22 April 2024 By PDSNET

The progress of the S&P500 index of the 500 largest companies on Wall Street is important because stock markets around the world, including the JSE, tend to follow it sooner or later.

On 19th January this year, something momentous happened when the S&P broke above its previous all-time record high – made almost exactly two years ago at 4796.54. This upside break confirmed that, after the COVID-19 aberration and then the unusually large 25% correction in 2022, the great bull trend which had begun in 2009 was finally continuing.

The upside break gave the bullish optimists on Wall Street a licence to go a little crazy and they drove the index up almost 10% on a tidal wave of optimism to a new record high of 5254 on 28th March 2024. The optimism was built at least in part on overwhelming excitement about the effect of artificial intelligence (AI) in such companies as Nvidia. It was also fuelled by the extraordinary growth in the US economy even in the face of record high interest rates.

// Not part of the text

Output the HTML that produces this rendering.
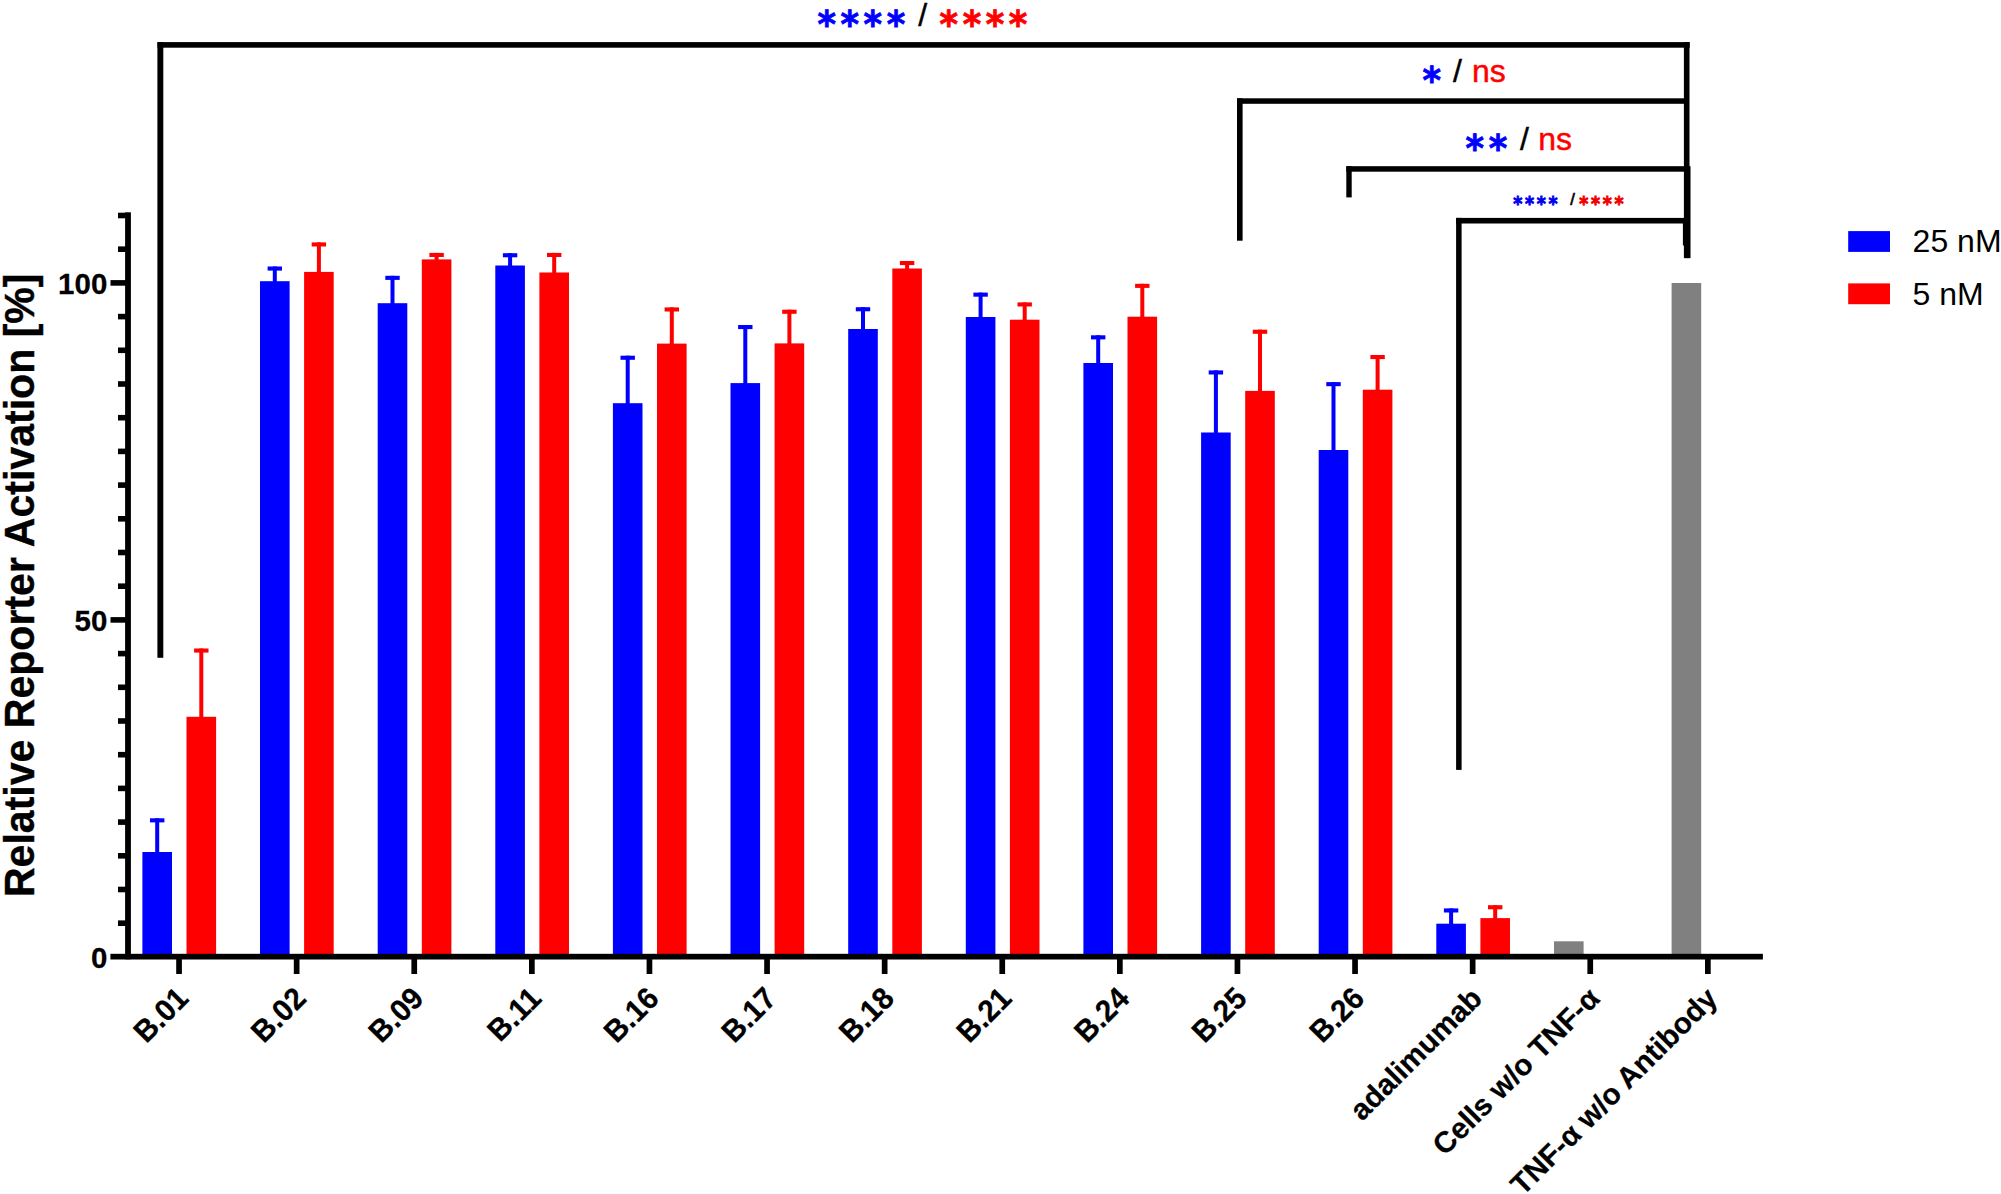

Consider the chart:

S&P500 Index: 12th of December 2023 - 19th of April 2024. Chart by ShareFriend Pro.

You can see here that, after some backing and filling, the S&P500 index broke above the previous record high of 4796 set on 3rd January 2022. What followed was an extraordinary display of bullishness and a very strong upward trend. This upward trend began to run into difficulties in mid-March 2024 and finally ran out of steam at its closing peak of 5254 at the end of that month.

We had by then for some time been warning of an impending correction – which we said would probably take the index back to its previous record high of 4796. It is quite common for a previous resistance level, once it is penetrated, to become the support level in an upward trend.

The market action still indicates a significant amount of investor bullishness. There are still plenty of frustrated bulls looking to “buy the bottom” – but right now this overdue correction is just too strong for them.

So far, the index has fallen about 5,5% - but we expect that it will probably fall further to somewhere close to resistance at that previous record high of 4796. Within the correction you should expect some small rallies – nothing in the markets moves in a straight line! On that point, it is rare for the S&P500 to fall on six consecutive days as it has just done, so we expect it to go up on Monday the 22nd of April 2024.

From a fundamental perspective, the US monetary policy committee (MPC) having held rates unchanged at its latest meeting is talking about rates having to remain high for longer. The first rate cuts are now only expected at the September meeting.

The fact that the US economy created 303 000 new jobs in March 2024 shows that it is still far from cooling down despite the fact that rates have been at record levels for a while.

The correction on Wall Street is being followed around the world on other markets.  London (FTSE250) is down 2,7%, the German Dax is down 4% and the Nikkei in Japan is down 9,3%. The JSE, although generally more volatile, is about 5% off its recent highs.

In our opinion, this is not the start of a bear trend. It is simply a normal, healthy correction within the long-term bull trend. It will almost certainly end fairly soon and then the S&P500 will go on to break up a new record high.